Two young graffiti artists defy a criminal gang when they decide to paint over a threat written on a wall.
Review by Musanna Ahmed
Directed by: Catalina Arroyave
Starring: Laura Tobón, David Escallón, Carlos Fonnegra, Christian Tappan, Julián Giraldo, Natalia Castaño, Margarita Restrepo
Colombian filmmaker Catalina Arroyave makes her feature debut with Days of the Whale, a lowkey coming-of-age drama about two young graffiti artists, Simón (David Escallón Orrego) and Cristina (Laura Tobón Ochoa), whose lives are intertwined with love and complicated by the threat of Medellín’s gangs. The coupled vandals run into a bit of trouble when they decide to paint over a gang mural that reads as a threat to all the local graffiti artists.
I was reminded of The Last Tree when watching this film, for they both are so much about social conditioning and how our environments shape us. Simón and Cristina function in a limited space, working together in a youth centre, choosing what to call home within dislocated family units - he lives with his grandmother, she lives with her father and stepmother - and finding solace in each other’s company on the streets that don’t really want them.
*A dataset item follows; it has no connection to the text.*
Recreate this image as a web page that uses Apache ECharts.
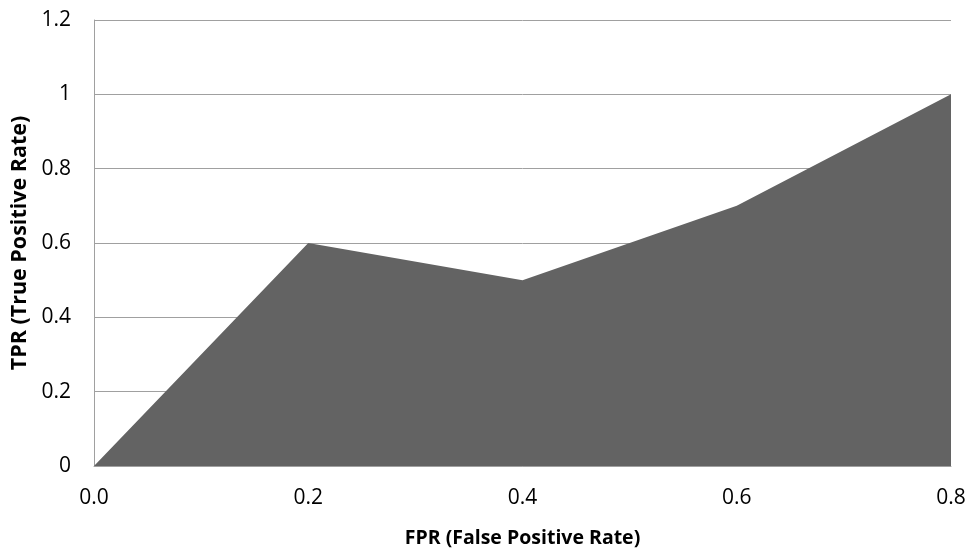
<!DOCTYPE html>
<html><head><meta charset="utf-8">
<script src="https://cdn.jsdelivr.net/npm/echarts@6/dist/echarts.min.js"></script>
<style>html,body{margin:0;padding:0;background:#fff}#c{width:970px;height:549px}</style>
</head><body><div id="c"></div>
<script>
const categories = ['0.0', '0.2', '0.4', '0.6', '0.8'];
const tprValues = [0, 0.6, 0.5, 0.7, 1.0];
const xTitle = 'FPR (False Positive Rate)';
const yTitle = 'TPR (True Positive Rate)';
const font = "Open Sans";
const chart = echarts.init(document.getElementById('c'));
chart.setOption({
  animation: false,
  grid: { left: 94, right: 19, top: 20, bottom: 83, containLabel: false, outerBoundsMode: 'none' },
  xAxis: {
    type: 'category', data: categories, boundaryGap: false,
    axisLine: { show: true, lineStyle: { color: '#a0a0a0', width: 1 } },
    axisTick: { show: false },
    axisLabel: { color: '#000', fontFamily: font, fontSize: 21, margin: 22 },
    splitLine: { show: false },
    name: xTitle, nameLocation: 'middle', nameGap: 62,
    nameTextStyle: { color: '#000', fontFamily: font, fontSize: 19.5, fontWeight: 'bold' }
  },
  yAxis: {
    type: 'value', min: 0, max: 1.2, interval: 0.2,
    axisLine: { show: true, lineStyle: { color: '#a0a0a0', width: 1 } },
    axisTick: { show: false },
    axisLabel: { color: '#000', fontFamily: font, fontSize: 21, margin: 23,
      formatter: v => String(Math.round(v * 10) / 10) },
    splitLine: { show: true, lineStyle: { color: '#a0a0a0', width: 1 } },
    name: yTitle, nameLocation: 'middle', nameGap: 62, nameRotate: 90,
    nameTextStyle: { color: '#000', fontFamily: font, fontSize: 21.5, fontWeight: 'bold' }
  },
  series: [{
    type: 'line', data: tprValues, symbol: 'none',
    lineStyle: { width: 0 },
    areaStyle: { color: '#636363', opacity: 1 }
  }]
});
</script></body></html>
There’s also La Selva, an abandoned house squatted by fellow graffiti artists, but it doesn’t afford them the intimacy they desire only within one another’s arms.
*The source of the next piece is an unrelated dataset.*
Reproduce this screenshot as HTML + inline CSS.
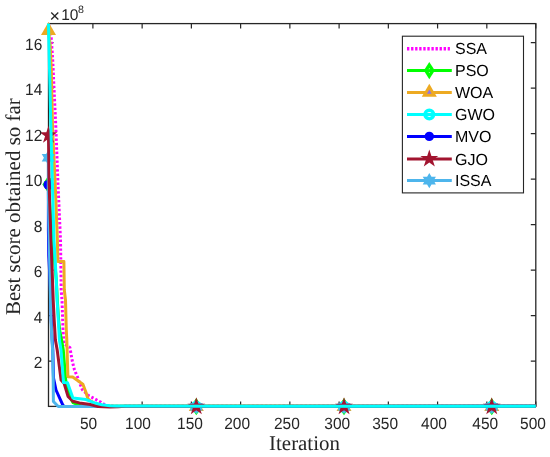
<!DOCTYPE html>
<html><head><meta charset="utf-8"><style>html,body{margin:0;padding:0;background:#fff;}svg{display:block;text-rendering:geometricPrecision;}</style></head><body>
<svg width="550" height="457" viewBox="0 0 550 457">
<rect x="0" y="0" width="550" height="457" fill="#fff"/>
<path d="M48.5,361.10h5M535.8,361.10h-5M48.5,315.60h5M535.8,315.60h-5M48.5,270.10h5M535.8,270.10h-5M48.5,224.60h5M535.8,224.60h-5M48.5,179.10h5M535.8,179.10h-5M48.5,133.60h5M535.8,133.60h-5M48.5,88.10h5M535.8,88.10h-5M48.5,42.60h5M535.8,42.60h-5M92.90,406.4v-5M92.90,23.6v5M142.14,406.4v-5M142.14,23.6v5M191.38,406.4v-5M191.38,23.6v5M240.62,406.4v-5M240.62,23.6v5M289.86,406.4v-5M289.86,23.6v5M339.10,406.4v-5M339.10,23.6v5M388.34,406.4v-5M388.34,23.6v5M437.58,406.4v-5M437.58,23.6v5M486.82,406.4v-5M486.82,23.6v5M535.80,406.4v-5M535.80,23.6v5" stroke="#262626" stroke-width="1.2" fill="none"/>
<rect x="48.5" y="23.6" width="487.29999999999995" height="382.79999999999995" fill="none" stroke="#262626" stroke-width="1.3"/>
<g>
<polyline points="48.60,24.50 49.60,30.00 51.10,36.00 52.70,60.00 53.80,84.00 55.70,124.00 58.00,184.00 60.50,240.00 61.20,290.00 62.00,300.00 63.00,330.00 64.10,344.00 69.90,347.50 71.00,354.00 72.50,362.00 74.50,370.00 77.50,377.00 80.00,384.00 82.50,390.00 89.20,396.00 93.60,398.20 97.20,400.20 101.10,402.30 104.00,404.30 108.00,406.00 125.00,406.30 535.80,406.20" fill="none" stroke="#FF00FF" stroke-width="3.0" stroke-linejoin="round" stroke-dasharray="2.4 2.0" stroke-width="3.0"/>
<polyline points="48.30,184.40 50.50,215.00 53.20,245.00 56.30,280.00 57.30,300.00 58.60,320.00 59.60,330.00 61.60,340.00 63.30,350.00 65.70,380.00 67.00,386.00 70.00,397.00 73.00,402.50 80.00,405.50 95.00,406.30 535.80,406.20" fill="none" stroke="#00FF00" stroke-width="3.0" stroke-linejoin="round" />
<polygon points="48.30,175.80 54.20,184.40 48.30,193.00 42.40,184.40" fill="#00FF00"/>
<polyline points="48.50,30.70 50.20,45.00 51.30,70.00 51.90,100.00 52.60,130.00 55.20,184.00 57.40,240.00 57.80,261.50 63.90,261.50 64.30,290.00 65.50,300.00 66.30,330.00 66.80,340.00 67.70,370.00 67.90,376.80 72.70,377.00 82.90,384.20 86.20,393.00 87.60,397.80 88.50,399.50 98.00,405.60 110.00,406.30 535.80,406.20" fill="none" stroke="#EDAA22" stroke-width="3.0" stroke-linejoin="round" />
<polygon points="48.50,22.03 56.00,35.03 41.00,35.03" fill="#EDAA22"/>
<polygon points="196.30,398.03 203.80,411.03 188.80,411.03" fill="#EDAA22"/>
<polygon points="196.30,398.10 202.20,406.70 196.30,415.30 190.40,406.70" fill="#00FF00"/>
<circle cx="196.304" cy="406.7" r="4.9" fill="#0000FF"/>
<circle cx="196.304" cy="406.7" r="4.2" fill="none" stroke="#00FFFF" stroke-width="3.6"/>
<polygon points="196.30,399.10 198.50,402.90 202.89,402.90 200.69,406.70 202.89,410.50 198.50,410.50 196.30,414.30 194.11,410.50 189.72,410.50 191.92,406.70 189.72,402.90 194.11,402.90" fill="#4DB5EC"/>
<polygon points="196.30,397.30 198.41,403.79 205.24,403.80 199.72,407.81 201.83,414.30 196.30,410.29 190.78,414.30 192.89,407.81 187.36,403.80 194.19,403.79" fill="#A2142F"/>
<polygon points="344.02,398.03 351.52,411.03 336.52,411.03" fill="#EDAA22"/>
<polygon points="344.02,398.10 349.92,406.70 344.02,415.30 338.12,406.70" fill="#00FF00"/>
<circle cx="344.024" cy="406.7" r="4.9" fill="#0000FF"/>
<circle cx="344.024" cy="406.7" r="4.2" fill="none" stroke="#00FFFF" stroke-width="3.6"/>
<polygon points="344.02,399.10 346.22,402.90 350.61,402.90 348.41,406.70 350.61,410.50 346.22,410.50 344.02,414.30 341.83,410.50 337.44,410.50 339.64,406.70 337.44,402.90 341.83,402.90" fill="#4DB5EC"/>
<polygon points="344.02,397.30 346.13,403.79 352.96,403.80 347.44,407.81 349.55,414.30 344.02,410.29 338.50,414.30 340.61,407.81 335.08,403.80 341.91,403.79" fill="#A2142F"/>
<polygon points="491.74,398.03 499.24,411.03 484.24,411.03" fill="#EDAA22"/>
<polygon points="491.74,398.10 497.64,406.70 491.74,415.30 485.84,406.70" fill="#00FF00"/>
<circle cx="491.744" cy="406.7" r="4.9" fill="#0000FF"/>
<circle cx="491.744" cy="406.7" r="4.2" fill="none" stroke="#00FFFF" stroke-width="3.6"/>
<polygon points="491.74,399.10 493.94,402.90 498.33,402.90 496.13,406.70 498.33,410.50 493.94,410.50 491.74,414.30 489.55,410.50 485.16,410.50 487.36,406.70 485.16,402.90 489.55,402.90" fill="#4DB5EC"/>
<polygon points="491.74,397.30 493.85,403.79 500.68,403.80 495.16,407.81 497.27,414.30 491.74,410.29 486.22,414.30 488.33,407.81 482.80,403.80 489.63,403.79" fill="#A2142F"/>
<polyline points="48.40,184.80 48.40,200.00 48.40,230.00 48.80,256.00 50.00,280.00 50.80,300.00 51.30,320.00 52.20,340.00 52.80,350.00 53.50,378.00 56.00,390.00 62.40,404.20 64.00,406.50 535.80,406.20" fill="none" stroke="#0000FF" stroke-width="3.0" stroke-linejoin="round" />
<circle cx="48.4" cy="184.8" r="4.9" fill="#0000FF"/>
<polygon points="48.30,150.10 50.49,153.90 54.88,153.90 52.69,157.70 54.88,161.50 50.49,161.50 48.30,165.30 46.11,161.50 41.72,161.50 43.91,157.70 41.72,153.90 46.11,153.90" fill="#4DB5EC"/>
<polyline points="48.30,157.70 48.30,190.00 48.80,220.00 49.40,250.00 50.00,275.00 50.30,290.00 50.50,300.00 51.00,320.00 51.90,340.00 52.60,350.00 53.20,380.00 53.40,401.50 58.30,406.50 60.00,406.60 535.80,406.20" fill="none" stroke="#4DB5EC" stroke-width="3.0" stroke-linejoin="round" />
<polygon points="48.50,125.70 50.61,132.19 57.44,132.20 51.92,136.21 54.03,142.70 48.50,138.69 42.97,142.70 45.08,136.21 39.56,132.20 46.39,132.19" fill="#A2142F"/>
<polyline points="48.50,135.10 48.90,170.00 49.10,184.00 51.00,240.00 52.50,280.00 53.20,300.00 54.20,320.00 55.40,340.00 57.20,350.00 61.10,380.00 64.20,383.60 68.00,396.40 72.90,401.30 79.40,402.90 90.40,404.50 98.00,406.60 110.00,407.00 118.00,406.80 125.00,406.30 535.80,406.20" fill="none" stroke="#A2142F" stroke-width="3.0" stroke-linejoin="round" />
<polyline points="48.50,23.60 48.70,36.00 49.90,84.00 50.80,124.00 52.40,184.00 54.00,240.00 56.30,280.00 57.10,300.00 58.30,320.00 59.40,340.00 61.00,350.00 63.30,380.00 63.50,382.60 67.50,382.70 72.90,398.00 86.00,399.60 90.00,401.20 94.00,402.60 98.00,403.80 102.00,404.70 106.00,405.30 110.00,405.70 116.00,406.00 124.00,406.10 535.80,406.20" fill="none" stroke="#00FFFF" stroke-width="3.0" stroke-linejoin="round" />
</g>
<g font-family="Liberation Sans, Arial, sans-serif" font-size="15.5" fill="#262626"><text transform="translate(42.3,368.00) scale(1,1.05)" text-anchor="end">2</text><text transform="translate(42.3,322.50) scale(1,1.05)" text-anchor="end">4</text><text transform="translate(42.3,277.00) scale(1,1.05)" text-anchor="end">6</text><text transform="translate(42.3,231.50) scale(1,1.05)" text-anchor="end">8</text><text transform="translate(42.3,186.00) scale(1,1.05)" text-anchor="end">10</text><text transform="translate(42.3,140.50) scale(1,1.05)" text-anchor="end">12</text><text transform="translate(42.3,95.00) scale(1,1.05)" text-anchor="end">14</text><text transform="translate(42.3,49.50) scale(1,1.05)" text-anchor="end">16</text><text transform="translate(88.6,429.0) scale(1,1.05)" text-anchor="middle">50</text><text transform="translate(138.0,429.0) scale(1,1.05)" text-anchor="middle">100</text><text transform="translate(190.0,429.0) scale(1,1.05)" text-anchor="middle">150</text><text transform="translate(237.1,429.0) scale(1,1.05)" text-anchor="middle">200</text><text transform="translate(286.9,429.0) scale(1,1.05)" text-anchor="middle">250</text><text transform="translate(337.3,429.0) scale(1,1.05)" text-anchor="middle">300</text><text transform="translate(385.1,429.0) scale(1,1.05)" text-anchor="middle">350</text><text transform="translate(434.0,429.0) scale(1,1.05)" text-anchor="middle">400</text><text transform="translate(485.3,429.0) scale(1,1.05)" text-anchor="middle">450</text><text transform="translate(533.0,429.0) scale(1,1.05)" text-anchor="middle">500</text></g>
<g font-family="Liberation Sans, Arial, sans-serif" fill="#262626"><text transform="translate(49.4,22.2)" font-size="18">×</text><text transform="translate(61.2,20.2)" font-size="15.5">10</text><text transform="translate(77.9,12.8)" font-size="10.6">8</text></g>
<text x="304.5" y="450" text-anchor="middle" font-family="Liberation Serif, Times New Roman, serif" font-size="20.9" fill="#262626">Iteration</text>
<text transform="translate(19.8,206.6) rotate(-90)" text-anchor="middle" font-family="Liberation Serif, Times New Roman, serif" font-size="21" fill="#262626">Best score obtained so far</text>
<rect x="402.4" y="36.2" width="121.10000000000002" height="156.7" fill="#fff" stroke="#262626" stroke-width="1.1"/>
<line x1="407" y1="48.7" x2="449.9" y2="48.7" stroke="#FF00FF" stroke-width="3.6" stroke-dasharray="2.35 1.72"/>
<text x="455" y="54.4" font-family="Liberation Sans, Arial, sans-serif" font-size="16" fill="#000">SSA</text>
<line x1="407" y1="70.6" x2="451.8" y2="70.6" stroke="#00FF00" stroke-width="3.0"/>
<polygon points="429.30,62.00 434.80,70.60 429.30,79.20 423.80,70.60" fill="#00FF00"/><polygon points="429.30,68.00 430.60,70.60 429.30,73.20 428.00,70.60" fill="#fff"/><line x1="427.3" y1="70.6" x2="431.3" y2="70.6" stroke="#00FF00" stroke-width="3.0"/>
<text x="455" y="76.3" font-family="Liberation Sans, Arial, sans-serif" font-size="16" fill="#000">PSO</text>
<line x1="407" y1="92.4" x2="451.8" y2="92.4" stroke="#EDAA22" stroke-width="3.0"/>
<polygon points="429.30,83.73 436.80,96.73 421.80,96.73" fill="#EDAA22"/><polygon points="429.30,89.60 431.60,93.80 427.00,93.80" fill="#8E72EE"/>
<text x="455" y="98.1" font-family="Liberation Sans, Arial, sans-serif" font-size="16" fill="#000">WOA</text>
<line x1="407" y1="114.5" x2="451.8" y2="114.5" stroke="#00FFFF" stroke-width="3.0"/>
<circle cx="429.3" cy="114.5" r="4.2" fill="none" stroke="#00FFFF" stroke-width="3.6"/>
<text x="455" y="120.2" font-family="Liberation Sans, Arial, sans-serif" font-size="16" fill="#000">GWO</text>
<line x1="407" y1="136.4" x2="451.8" y2="136.4" stroke="#0000FF" stroke-width="3.0"/>
<circle cx="429.3" cy="136.4" r="4.7" fill="#0000FF"/>
<text x="455" y="142.1" font-family="Liberation Sans, Arial, sans-serif" font-size="16" fill="#000">MVO</text>
<line x1="407" y1="158.9" x2="451.8" y2="158.9" stroke="#A2142F" stroke-width="3.0"/>
<polygon points="429.30,149.50 431.41,155.99 438.24,156.00 432.72,160.01 434.83,166.50 429.30,162.49 423.77,166.50 425.88,160.01 420.36,156.00 427.19,155.99" fill="#A2142F"/>
<text x="455" y="164.6" font-family="Liberation Sans, Arial, sans-serif" font-size="16" fill="#000">GJO</text>
<line x1="407" y1="180.6" x2="451.8" y2="180.6" stroke="#4DB5EC" stroke-width="3.0"/>
<polygon points="429.30,173.00 431.49,176.80 435.88,176.80 433.69,180.60 435.88,184.40 431.49,184.40 429.30,188.20 427.11,184.40 422.72,184.40 424.91,180.60 422.72,176.80 427.11,176.80" fill="#4DB5EC"/>
<text x="455" y="186.3" font-family="Liberation Sans, Arial, sans-serif" font-size="16" fill="#000">ISSA</text>
</svg>
</body></html>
Arroyave’s first feature is a little unwieldy, trying to divide equal time to the different narrative strands - family, romance, the turf war - and it results in a lack of emotional accumulation by the time the finale arrives. It’s hard to identify which aspect of their lives really has the most at stake, so we assume death is ultimately the great inevitability for any character within this gangland backdrop. On the other hand, the film attempts cohesion through the use of metaphorical imagery, particularly the titular whale, a graffiti logo that, through the most basic Moby Dick interpretation, symbolises an endless pursuit for liberty in the dark heart of Medellín.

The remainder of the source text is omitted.